No single factor is decisive. Courts weigh all four together, which is why fair use disputes are notoriously hard to predict.8Office of the Law Revision Counsel. 17 U.S. Code 107 – Limitations on Exclusive Rights: Fair Use In practice, quoting a passage in an essay, citing a line in a news article, or assigning excerpts in a classroom setting will almost always qualify. Reprinting a full chapter in a commercial anthology almost certainly will not.

What Public Domain Status Allows

In territories where the copyright has expired, anyone can do essentially whatever they want with Nineteen Eighty-Four. That includes publishing new editions without paying royalties, translating the novel into other languages, adapting it into plays or films or graphic novels, performing it publicly, and sampling or remixing the text in new creative works. No permission from the Orwell estate is needed, and no licensing fees apply.

This is already happening. Since January 2021, publishers in the UK and EU have released new editions, and the text has appeared on free digital libraries across Europe, Canada, and Australia. The floodgates open wider each year as more creators realize they can build on Orwell’s work without legal friction.

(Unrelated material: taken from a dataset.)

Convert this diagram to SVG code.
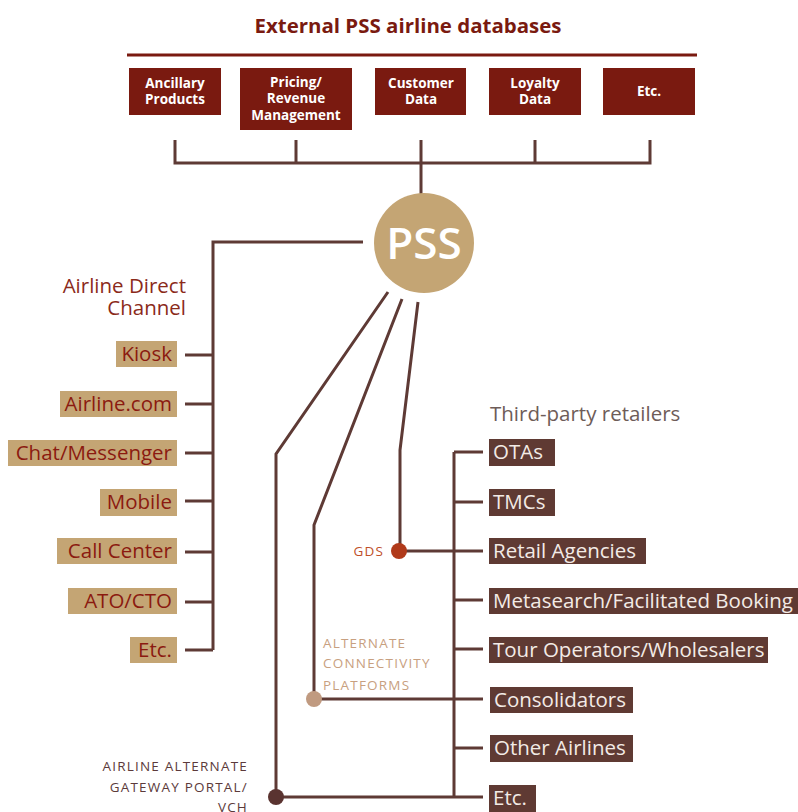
<svg xmlns="http://www.w3.org/2000/svg" width="798" height="812" viewBox="0 0 798 812">
<style>
.title{font-family:"Open Sans","Liberation Sans",sans-serif;font-weight:bold;font-size:19px;fill:#7a1a10}
.db{fill:#7a1a10}
.dbt{font-family:"Open Sans","Liberation Sans",sans-serif;font-weight:bold;font-size:13.5px;fill:#ffffff;text-anchor:middle}
.tan{fill:#c4a574}
.lt{font-family:"Open Sans","Liberation Sans",sans-serif;font-size:20.5px;fill:#8b1a10;text-anchor:end}
.rb{fill:#5f3a33}
.rt{font-family:"Open Sans","Liberation Sans",sans-serif;font-size:20.5px;fill:#f3ebe6}
.hd{font-family:"Open Sans","Liberation Sans",sans-serif;font-size:20.5px}
.sm{font-family:"Open Sans","Liberation Sans",sans-serif;font-size:13.5px;letter-spacing:1.2px}
.ln{fill:none;stroke:#5e3a35;stroke-width:3}
</style>
<rect width="798" height="812" fill="#ffffff"/>

<text class="title" x="408" y="33" text-anchor="middle" textLength="307" lengthAdjust="spacingAndGlyphs">External PSS airline databases</text>
<line x1="127" y1="55" x2="697" y2="55" stroke="#7a1a10" stroke-width="3"/>

<g id="db-ancillary"><rect class="db" x="129" y="68" width="92" height="47"/><text class="dbt" x="175" y="88">Ancillary</text><text class="dbt" x="175" y="104">Products</text></g>
<g id="db-pricing"><rect class="db" x="240" y="68" width="112" height="62"/><text class="dbt" x="296" y="87">Pricing/</text><text class="dbt" x="296" y="103">Revenue</text><text class="dbt" x="296" y="120">Management</text></g>
<g id="db-customer"><rect class="db" x="375" y="68" width="91" height="47"/><text class="dbt" x="421" y="88">Customer</text><text class="dbt" x="421" y="104">Data</text></g>
<g id="db-loyalty"><rect class="db" x="489" y="68" width="92" height="47"/><text class="dbt" x="535" y="88">Loyalty</text><text class="dbt" x="535" y="104">Data</text></g>
<g id="db-etc"><rect class="db" x="603" y="68" width="92" height="47"/><text class="dbt" x="649" y="96">Etc.</text></g>

<g id="connectors">
<path class="ln" d="M175 140V163H650V140M296 140V163M535 140V163M421 140V194"/>
<path class="ln" d="M363 242H213V650"/>
<path class="ln" d="M185 355H213M185 404H213M185 453H213M185 501H213M185 552H213M185 602H213M185 650H213"/>
<path class="ln" d="M454 452V797M454 452H483M454 502H483M454 600H483M454 649H483M454 748H483"/>
<path class="ln" d="M418 302L400 450V551H483"/>
<path class="ln" d="M402 299L314 525V699H483"/>
<path class="ln" d="M388 292L276 454V797H483"/>
</g>

<g id="pss"><circle cx="424" cy="243" r="50" fill="#c4a574"/><text x="424" y="259" text-anchor="middle" font-family="Open Sans, Liberation Sans, sans-serif" font-size="44" font-weight="600" fill="#ffffff">PSS</text></g>

<g id="direct-label"><text class="hd" x="186" y="293" text-anchor="end" fill="#8b2a1a">Airline Direct</text><text class="hd" x="186" y="315" text-anchor="end" fill="#8b2a1a">Channel</text></g>

<g id="kiosk"><rect class="tan" x="116" y="341" width="61" height="26"/><text class="lt" x="172" y="361">Kiosk</text></g>
<g id="airline-com"><rect class="tan" x="60" y="391" width="117" height="26"/><text class="lt" x="172" y="411">Airline.com</text></g>
<g id="chat"><rect class="tan" x="8" y="440" width="169" height="26"/><text class="lt" x="172" y="460">Chat/Messenger</text></g>
<g id="mobile"><rect class="tan" x="100" y="489" width="77" height="27"/><text class="lt" x="172" y="509">Mobile</text></g>
<g id="call-center"><rect class="tan" x="57" y="538" width="120" height="26"/><text class="lt" x="172" y="558">Call Center</text></g>
<g id="ato"><rect class="tan" x="68" y="588" width="109" height="26"/><text class="lt" x="172" y="608">ATO/CTO</text></g>
<g id="left-etc"><rect class="tan" x="130" y="637" width="47" height="26"/><text class="lt" x="172" y="657">Etc.</text></g>

<g id="third-label"><text class="hd" x="490" y="421" fill="#6e5c58">Third-party retailers</text></g>

<g id="otas"><rect class="rb" x="489" y="439" width="66" height="27"/><text class="rt" x="493" y="459">OTAs</text></g>
<g id="tmcs"><rect class="rb" x="489" y="489" width="66" height="27"/><text class="rt" x="493" y="509">TMCs</text></g>
<g id="retail"><rect class="rb" x="489" y="538" width="157" height="26"/><text class="rt" x="493" y="558">Retail Agencies</text></g>
<g id="meta"><rect class="rb" x="489" y="588" width="309" height="26"/><text class="rt" x="493" y="608">Metasearch/Facilitated Booking</text></g>
<g id="tour"><rect class="rb" x="489" y="637" width="279" height="26"/><text class="rt" x="493" y="657">Tour Operators/Wholesalers</text></g>
<g id="consolidators"><rect class="rb" x="490" y="687" width="143" height="26"/><text class="rt" x="494" y="707">Consolidators</text></g>
<g id="other"><rect class="rb" x="490" y="735" width="143" height="27"/><text class="rt" x="494" y="755">Other Airlines</text></g>
<g id="right-etc"><rect class="rb" x="489" y="785" width="47" height="27"/><text class="rt" x="493" y="805">Etc.</text></g>

<g id="gds"><circle cx="399" cy="551" r="8" fill="#b03a1a"/><text class="sm" x="384" y="556" text-anchor="end" fill="#c0502a">GDS</text></g>
<g id="acp"><circle cx="314" cy="699" r="8" fill="#c09a80"/><text class="sm" x="323" y="648" fill="#c8a080">ALTERNATE</text><text class="sm" x="323" y="668" fill="#c8a080">CONNECTIVITY</text><text class="sm" x="323" y="690" fill="#c8a080">PLATFORMS</text></g>
<g id="aagp"><circle cx="276" cy="797" r="8" fill="#5a3330"/><text class="sm" x="248" y="771" text-anchor="end" fill="#5c3a3a">AIRLINE ALTERNATE</text><text class="sm" x="248" y="792" text-anchor="end" fill="#5c3a3a">GATEWAY PORTAL/</text><text class="sm" x="248" y="812" text-anchor="end" fill="#5c3a3a">VCH</text></g>
</svg>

Limits That Survive Copyright Expiration

Public domain status does not mean every element associated with the book becomes free to use commercially. A few restrictions persist regardless of copyright:

Trademark protection operates on a completely different timeline. Unlike copyright, which expires after a fixed number of years, a trademark can be renewed indefinitely as long as it is actively used in commerce to identify a product or service. If specific names, phrases, or imagery from Nineteen Eighty-Four have been registered as trademarks and function as brand identifiers, those registrations survive the copyright’s expiration. The Orwell estate’s own literary executor has acknowledged that “there is no copyright in titles or names” and that some Orwell phrases like “Big Brother is watching you” are in the public domain. But the estate has also enforced claims against merchandise using longer quotations, drawing a distinction between short, unprotectable phrases and substantial excerpts that remain copyrighted.

Specific editions may also carry their own separate copyrights. A new introduction written for a 2021 UK edition, original cover artwork, or scholarly annotations are all independently copyrightable. The underlying Orwell text is free; the added material from a particular publisher is not.

Getting Permission To Use 1984 in the United States

Until January 1, 2045, anyone in the United States who wants to use Nineteen Eighty-Four beyond fair use needs to get permission. The Orwell estate is represented by the literary agency A. M. Heath for general rights queries. For U.S.-specific quotation permissions, the estate directs applicants to HarperCollins US.9The Orwell Foundation. Contact

The consequences of skipping this step are not trivial. Federal law sets statutory damages for copyright infringement at $750 to $30,000 per work for non-willful infringement. If the copyright owner proves the infringement was willful, a court can award up to $150,000 per work.10U.S. Code. 17 USC 504 – Remedies for Infringement: Damages and Profits The estate has a track record of enforcing its rights. In at least one case, it sent copyright notices to an online marketplace over T-shirts bearing Orwell-derived slogans, leading the platform to remove the listings.

The practical takeaway: if you are in the United States and want to publish, adapt, or commercially use Nineteen Eighty-Four, contact the rights holders first. If you just want to read it, buy a licensed edition or wait until 2045.